What to work on → Retype the run of lines that opens with the line containing "Reproduce this chart with matplotlib." and closes with the line containing "plt.rcParams['font.family'] = ['Lato', 'DejaVu", exactly and inclusively, but skip the pictures.

Records to use →
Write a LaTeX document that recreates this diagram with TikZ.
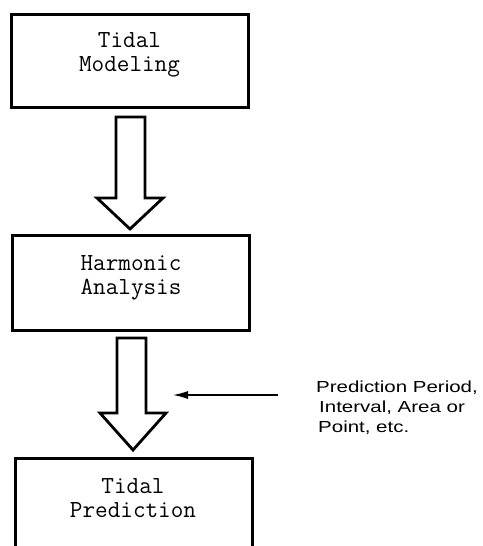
\documentclass[tikz,border=0pt]{standalone}
\usepackage{fontspec}
\newfontfamily\labfont[FakeStretch=1.28]{Liberation Sans}
\usetikzlibrary{arrows.meta,calc}
\begin{document}
\begin{tikzpicture}[x=1pt,y=1pt,
  box/.style={draw=black,line width=3pt,minimum width=237pt,inner sep=0pt},
  boxtext/.style={align=center,inner sep=0pt,font=\ttfamily\fontsize{24.5}{24}\selectfont},
  blockarrow/.style={draw=black,line width=2.8pt,fill=white,line join=miter},
  labeltext/.style={align=left,inner sep=0pt,font=\labfont\fontsize{16}{20}\selectfont},
  thinarrow/.style={line width=1.3pt,-{Latex[length=15pt,width=8pt]}}]
\useasboundingbox (0,0) rectangle (482,-546);
\clip (0,0) rectangle (482,-546);
% boxes
\node[box,minimum height=93pt] (box1) at (129.5,-60.5) {};
\node[boxtext] (t1) at (129.5,-55) {Tidal\\Modeling};
\node[box,minimum height=95pt] (box2) at (130.5,-282.5) {};
\node[boxtext] (t2) at (131,-278) {Harmonic\\Analysis};
\node[box,minimum height=110pt] (box3) at (133.5,-513) {};
\node[boxtext] (t3) at (133,-498) {Tidal\\Prediction};
% block arrows
\draw[blockarrow] (116,-117) -- (145,-117) -- (145,-198) -- (163,-198) -- (130,-229)
  -- (97,-198) -- (116,-198) -- cycle;
\draw[blockarrow] (117,-338) -- (146,-338) -- (146,-413) -- (166,-413) -- (133,-450)
  -- (100,-413) -- (117,-413) -- cycle;
% input arrow
\coordinate (src) at (278,-395);
\coordinate (tgt) at (173,-395);
\draw[thinarrow] (src) -- (tgt);
\node[labeltext,anchor=north west] (lab) at (316,-381)
  {Prediction Period,\\\hspace{3pt}Interval, Area or\\\hspace{2pt}Point, etc.};
\end{tikzpicture}
\end{document}
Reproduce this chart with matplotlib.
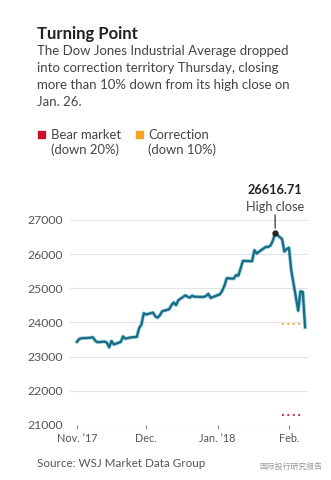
import matplotlib.pyplot as plt
import matplotlib.patheffects as pe
import pandas as pd

plt.rcParams['font.family'] = ['Lato', 'DejaVu Sans']

# Dow Jones Industrial Average daily closes
dates = ['2017-11-01', '2017-11-02', '2017-11-03', '2017-11-06', '2017-11-07',
         '2017-11-08', '2017-11-09', '2017-11-10', '2017-11-13', '2017-11-14',
         '2017-11-15', '2017-11-16', '2017-11-17', '2017-11-20', '2017-11-21',
         '2017-11-22', '2017-11-24', '2017-11-27', '2017-11-28', '2017-11-29',
         '2017-11-30', '2017-12-01', '2017-12-04', '2017-12-05', '2017-12-06',
         '2017-12-07', '2017-12-08', '2017-12-11', '2017-12-12', '2017-12-13',
         '2017-12-14', '2017-12-15', '2017-12-18', '2017-12-19', '2017-12-20',
         '2017-12-21', '2017-12-22', '2017-12-26', '2017-12-27', '2017-12-28',
         '2017-12-29', '2018-01-02', '2018-01-03', '2018-01-04', '2018-01-05',
         '2018-01-08', '2018-01-09', '2018-01-10', '2018-01-11', '2018-01-12',
         '2018-01-16', '2018-01-17', '2018-01-18', '2018-01-19', '2018-01-22',
         '2018-01-23', '2018-01-24', '2018-01-25', '2018-01-26', '2018-01-29',
         '2018-01-30', '2018-01-31', '2018-02-01', '2018-02-02', '2018-02-05',
         '2018-02-06', '2018-02-07', '2018-02-08']
closes = [23435, 23516, 23539, 23548, 23557,
          23563, 23462, 23422, 23440, 23409,
          23271, 23458, 23358, 23430, 23591,
          23526, 23558, 23581, 23837, 23941,
          24272, 24232, 24290, 24181, 24141,
          24211, 24329, 24386, 24505, 24585,
          24509, 24652, 24792, 24755, 24727,
          24782, 24754, 24746, 24774, 24838,
          24719, 24824, 24923, 25075, 25296,
          25283, 25386, 25369, 25575, 25803,
          25793, 26116, 26018, 26072, 26215,
          26211, 26252, 26393, 26616.71, 26439,
          26077, 26149, 26187, 25521, 24346,
          24913, 24893, 23860]

high_date = '2018-01-26'
high_value = 26616.71
level_dates = ['2018-01-29', '2018-02-07']
correction_level = high_value * 0.9
bear_level = high_value * 0.8

yticks = [21000, 22000, 23000, 24000, 25000, 26000, 27000]
month_ticks = ['2017-11-01', '2017-12-01', '2018-01-01', '2018-02-01']
month_labels = ['Nov. \u201917', 'Dec.', 'Jan. \u201918', 'Feb.']

x = pd.to_datetime(dates)
lx = pd.to_datetime(level_dates)

fig = plt.figure(figsize=(3.31, 4.8), dpi=100)
fig.patch.set_facecolor('white')
ax = fig.add_axes([0.2115, 0.1146, 0.719, 0.4271])

ax.plot(x, closes, color='#1b6d85', linewidth=1.7, solid_joinstyle='round',
        path_effects=[pe.Stroke(linewidth=2.8, foreground='#a9dbe8'), pe.Normal()],
        zorder=3)
ax.plot(lx, [correction_level] * 2, color='#f2a51f', linestyle=(0, (1, 2)),
        linewidth=1.3, zorder=2)
ax.plot(lx, [bear_level] * 2, color='#c8102e', linestyle=(0, (1, 2)),
        linewidth=1.3, zorder=2)

# high close marker and label
hx = pd.Timestamp(high_date)
ax.plot([hx], [high_value], 'o', color='#222222', markersize=3.5, zorder=4)
ax.annotate('', xy=(hx, high_value + 60), xytext=(hx, 27230),
            arrowprops=dict(arrowstyle='-', color='#333333', lw=0.9),
            annotation_clip=False)
ax.text(hx, 27880, f'{high_value:.2f}', ha='center', va='center',
        fontsize=9.2, fontweight='bold', color='#222222')
ax.text(hx, 27370, 'High close', ha='center', va='center',
        fontsize=9.2, color='#444444')

ax.set_ylim(21000, 27000)
ax.set_xlim(pd.Timestamp('2017-10-29'), pd.Timestamp('2018-02-09 06:00'))
ax.set_yticks(yticks)
ax.set_yticklabels([str(v) for v in yticks])
ax.set_xticks(pd.to_datetime(month_ticks))
ax.set_xticklabels(month_labels)

for s in ax.spines.values():
    s.set_visible(False)
ax.grid(axis='y', color='#e3e3e3', linewidth=0.8)
ax.set_axisbelow(True)
ax.tick_params(axis='y', length=0, labelsize=8.8, labelcolor='#555555', pad=6)
ax.tick_params(axis='x', length=3, width=0.8, color='#888888', labelsize=7.8,
               labelcolor='#555555', pad=3, direction='out')
for lbl in ax.get_yticklabels():
    lbl.set_horizontalalignment('left')
    lbl.set_x(-0.145)

# header
fig.text(0.112, 0.93, 'Turning Point', fontsize=12, fontweight='bold',
         color='#222222', va='center')
subtitle = ('The Dow Jones Industrial Average dropped\n'
            'into correction territory Thursday, closing\n'
            'more than 10% down from its high close on\n'
            'Jan. 26.')
fig.text(0.112, 0.906, subtitle, fontsize=9.5, color='#444444', va='top',
         linespacing=1.5)

# legend
fig.patches.append(plt.Rectangle((0.115, 0.712), 0.021, 0.0145,
                                 transform=fig.transFigure, color='#c8102e'))
fig.text(0.153, 0.731, 'Bear market\n(down 20%)', fontsize=9.4, color='#444444',
         va='top', linespacing=1.25)
fig.patches.append(plt.Rectangle((0.411, 0.712), 0.021, 0.0145,
                                 transform=fig.transFigure, color='#f2a51f'))
fig.text(0.447, 0.731, 'Correction\n(down 10%)', fontsize=9.4, color='#444444',
         va='top', linespacing=1.25)

# footer
fig.text(0.112, 0.034, 'Source: WSJ Market Data Group', fontsize=8.4,
         color='#555555', va='center')
fig.text(0.785, 0.029, '国际投行研究报告', fontsize=5.7, color='#999999',
         va='center', family=['Noto Sans CJK SC', 'DejaVu Sans'])

fig.savefig('out.png', dpi=100, facecolor='white')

Task response →
Reproduce this chart with matplotlib.
import matplotlib.pyplot as plt
import matplotlib.patheffects as pe
import pandas as pd

plt.rcParams['font.family'] = ['Lato', 'DejaVu Sans']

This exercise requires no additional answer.